Over the years the LAC has been managed through a series of protocols, agreements, and confidence building measures. These border management arrangements were put in place in the hope that the border issue will be resolved, sooner rather than later. There has been a series of breach of trust and violation of agreements by China, leading to aggressive and violent conduct that climaxed in the Galwan incident, revealing the untenability of these arrangements.

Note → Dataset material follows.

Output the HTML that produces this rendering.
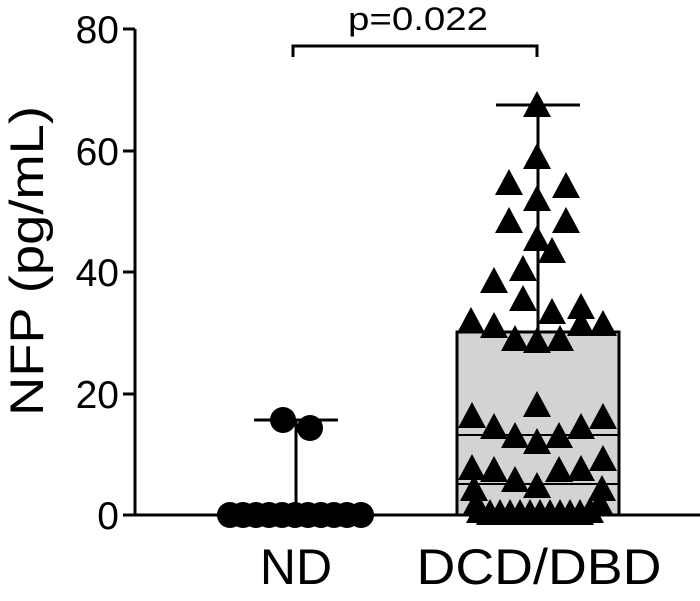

The Army has given a befitting response at Galwan and will continue to do so in the future. The armed forces are well poised to up the ante. China is at a disadvantage because majority of its formations have to mobilise from the interiors of Western China to come to Tibet and Xinjiang. In air power too there are serious limitations for China, on account of high altitude and number of air bases available. One thing that we must, therefore, guard against is not getting into traps of prolonged negotiations that give China more time to improve its posture.
The Government’s intent and commitment has been amply clarified for now: “What is Indian territory is clear from the map of India”, and the “Government will not allow any unilateral change of the LAC”.
The larger question is how do we agree upon the border with China? Finding an answer to this fundamental question, irrespective of the path chosen – consultation, confrontation, or conflict – calls for a very high level of national consensus and unity.
There are multiple options, in time and space, to raise the costs for China’s misadventure, and achieve our aims. Now that China is faced with India’s tough military stance, it is imperative that other elements of power like diplomacy, commerce, and politics, come together, for a united India.
(The author is a Member, of National Security Advisory Board, former Deputy Chief of Army Staff and Kashmir Corps Commander. Views expressed are personal.)